Rendering the Netherlands resilient against extreme weather, such as torrential rain and prolonged drought, requires additional investments over the years to come. Minister Van Nieuwenhuizen (Infrastructure and Water Management) will addressed the House of Representatives regarding her proposal to amend the Water Act, in order to boost the funds available to tackle waterlogging. Furthermore, the Minister aims to provide short-term government support to climate adaptation projects. To this end, she will be setting aside an additional sum of nearly 5 million euros this year to support five regional pilot projects which will be rolled out in the very near future.

‘We need to quickly step up our efforts and re-design our streets, gardens, cities, and rural areas. This is the only way for us to properly prepare for the impact that more extreme weather conditions will have on our environment.
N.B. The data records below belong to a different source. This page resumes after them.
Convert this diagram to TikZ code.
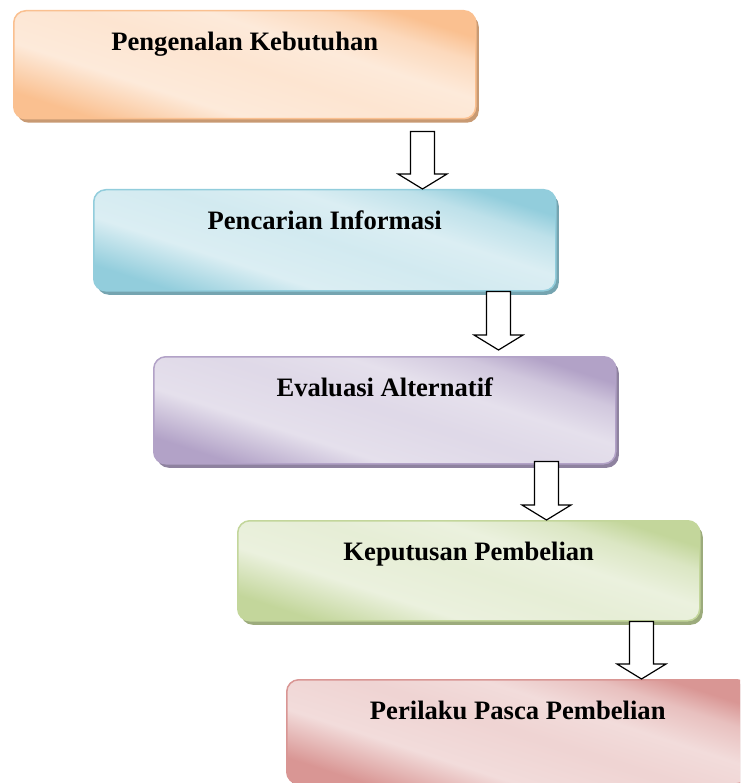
\documentclass[tikz,border=0pt]{standalone}
\usepackage{fontspec}
\setmainfont{Liberation Serif}
\usetikzlibrary{calc,shadows}
\definecolor{orangeedge}{HTML}{FAC090}
\definecolor{orangemid}{HTML}{FDEADA}
\definecolor{blueedge}{HTML}{92CDDC}
\definecolor{bluemid}{HTML}{DBEEF3}
\definecolor{purpleedge}{HTML}{B2A2C7}
\definecolor{purplemid}{HTML}{E5E0EC}
\definecolor{greenedge}{HTML}{C3D69B}
\definecolor{greenmid}{HTML}{EBF1DE}
\definecolor{rededge}{HTML}{D99694}
\definecolor{redmid}{HTML}{F2DCDB}
\colorlet{boxedge}{orangeedge}
\colorlet{boxmid}{orangemid}
\pgfdeclarehorizontalshading[boxedge,boxmid]{gloss}{100bp}{color(0bp)=(boxedge); color(25bp)=(boxedge); color(37bp)=(boxmid); color(50bp)=(boxmid!88!boxedge); color(60bp)=(boxmid); color(69bp)=(boxmid!60!boxedge); color(75bp)=(boxedge); color(100bp)=(boxedge)}
\tikzset{
  stagebox/.style 2 args={/utils/exec={\colorlet{boxedge}{#1}\colorlet{boxmid}{#2}},
    draw=#1, line width=1.5pt, rounded corners=12pt, anchor=north west,
    minimum width=462pt, inner sep=0pt, text height=40pt, shade, shading=gloss, shading angle=72,
    drop shadow={shadow xshift=3pt, shadow yshift=-4pt, fill=#1!80!black, opacity=1}},
  flowarrow/.style={draw=black, fill=white, line width=1.2pt, line join=miter}
}
\begin{document}
\begin{tikzpicture}[x=1pt,y=-1pt,font=\fontsize{26.6}{30}\selectfont\bfseries]
  \clip (0,0) rectangle (740,783);
  % from, to, distance from right side, gap below, gap above tip
  \newcommand{\stagearrow}[5]{\draw[flowarrow] let \p1=($(#1.south east)+(-#3,#4)$), \p2=($(#2.north)+(0,-#5)$) in
    (\x1-12pt,\y1) -- (\x1+12pt,\y1) -- (\x1+12pt,\y2+15pt) -- (\x1+24.5pt,\y2+15pt)
    -- (\x1,\y2) -- (\x1-24.5pt,\y2+15pt) -- (\x1-12pt,\y2+15pt) -- cycle;}
  % the five stages, each one step to the right
  \node[stagebox={orangeedge}{orangemid}, text depth=68pt] (kebutuhan) at (13,10) {Pengenalan Kebutuhan};
  \node[stagebox={blueedge}{bluemid}, text depth=61pt] (informasi) at (93,189) {Pencarian Informasi};
  \node[stagebox={purpleedge}{purplemid}, text depth=67pt] (evaluasi) at (153,356) {Evaluasi Alternatif};
  \node[stagebox={greenedge}{greenmid}, text depth=60pt] (keputusan) at (237,520) {Keputusan Pembelian};
  \node[stagebox={rededge}{redmid}, text depth=64pt] (pasca) at (286,679) {Perilaku Pasca Pembelian};
  % block arrows between the stages
  \stagearrow{kebutuhan}{informasi}{54}{12}{0}
  \stagearrow{informasi}{evaluasi}{58}{0}{6}
  \stagearrow{evaluasi}{keputusan}{70}{-3}{0}
  \stagearrow{keputusan}{pasca}{59}{0}{0}
\end{tikzpicture}
\end{document}
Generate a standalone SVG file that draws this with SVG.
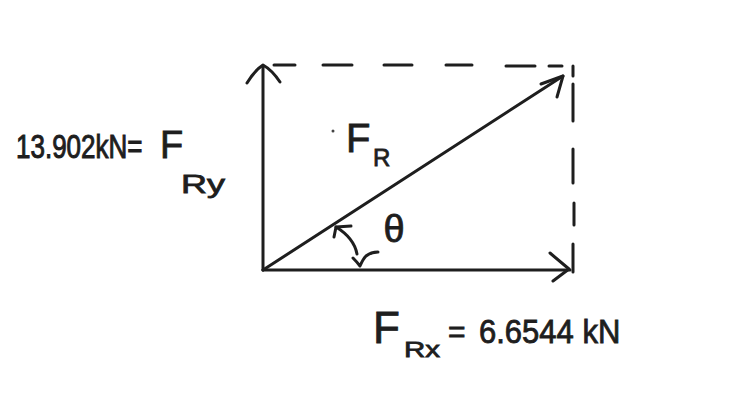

Take, for example, the torrential rains that have flooded entire residential neighbourhoods because local greenery is insufficient to cope with such volumes in a natural way,’ Ms Van Nieuwenhuizen commented. ‘The five pilots I will be co-funding this year are fine examples for other provinces, district water boards, and municipalities to copy. An amendment to the Water Act will enable us to use money from the Delta Fund to up our investments in measures to protect the Netherlands against weather extremes.’

Financial impetus

Out of the 24 applications for a financial impetus, the Minister has selected the pilot projects initiated by the municipalities of Eindhoven, Horst aan de Maas, Dordrecht and Enschede, and the province of Gelderland. For example, the city of Dordrecht is constructing a new urban park that will serve as a natural climate buffer, in order to reduce waterlogging in surrounding districts and enable them to cope with heat. The city of Enschede is planning to construct an urban brook, which will prevent flooding in the Pathmos and Stadsveld districts during extreme and prolonged rainfall.

Administrative agreement

The administrative agreement on Climate Adaptation, set down at the end of 2018, stipulates that in the years ahead, some 600 million euros will be set aside to tackle issues ensuing from climate change. Some of these resources will go to local and regional governments to help them give impetus to their so-called climate adaptation efforts. A sum of some 5 million euros has been made available, as it was last year, to support various pilot projects. Once the amendment to the Water Act has entered into force, it will be possible, with effect from January 2021, to allocate money from the Delta Fund to climate adaptation projects. As yet, the annual amount available of some 1 billion euros could only be invested in coastal protection, flood protection in the areas around the major rivers, and the freshwater supply.